Vista ao microscópio e sem um mínimo de generosidade, toda grande literatura, toda grande obra, tem em seu interior passagens "amadorísticas", "filosofias triviais", "banalidades". Por que escapa de ser considerada uma platitude uma frase como "Viver é muito perigoso", reiterada inúmeras vezes ao longo de "Grande Sertão: Veredas"? Porque, dirá um estudioso, é como um mero tijolo numa catedral, um motivo recorrente numa sinfonia etc.

Mas o fato é que um crítico azedo, quando o livro foi lançado, poderia ter-se prendido a frases como essa para dizer que Rosa não passava de um tapeador –como, aliás, muita gente achava e alguns continuam achando. O mesmo vale para os famosos primeiros versos de "Os Lusíadas", de Camões, com a repetição insistente da rima "pobre" de verbos no particípio: "assinalados/ navegados/ esforçados" etc.

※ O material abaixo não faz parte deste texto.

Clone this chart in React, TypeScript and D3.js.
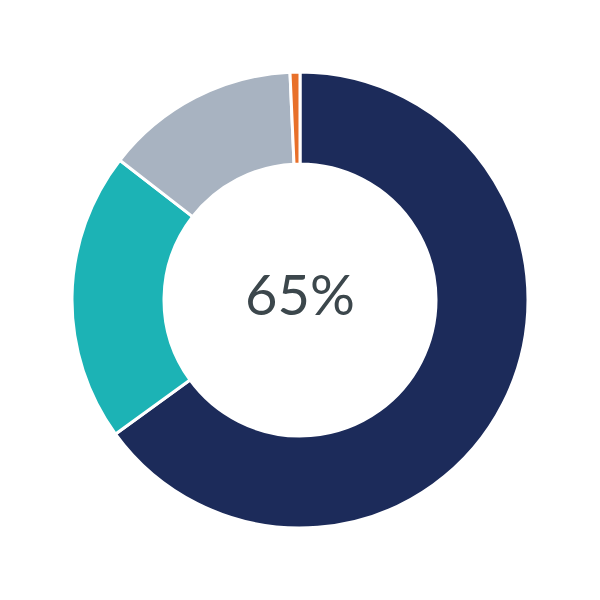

O que quero dizer é que a avaliação de uma obra depende muito da disposição prévia do crítico. Se ele quiser destruí-la, nada o impedirá de fazê-lo –nem mesmo a qualidade da obra em questão. Tomemos o "Hamlet" (de Shakespeare, não o do Zé Celso). O crítico poderia escrever:


"Um texto confuso, em que não se sabe se o protagonista é louco de verdade ou se finge sê-lo, e cujos buracos na trama são preenchidos por longos e tediosos monólogos em que despontam frases idiotas como 'Ser ou não ser, eis a questão' ou 'Há mais coisas entre o céu e a Terra do que sonha sua filosofia'. Em certos momentos, para fazer avançar a ação, o autor chega a apelar ao artifício fácil de fazer aparecer um fantasma. Aparentemente sem saber que desfecho dar a seu estapafúrdio enredo, o autor coroa tudo com um dos finais mais ridículos da história do teatro, em que morre literalmente todo mundo, uns envenenados, outros feridos à espada. Em suma, o tipo do espetáculo que deve agradar uma classe média ociosa que nunca ouviu falar em Corneille e Racine."

Fim da autocitação. Desculpem se me estendi, mas acho que o assunto merece.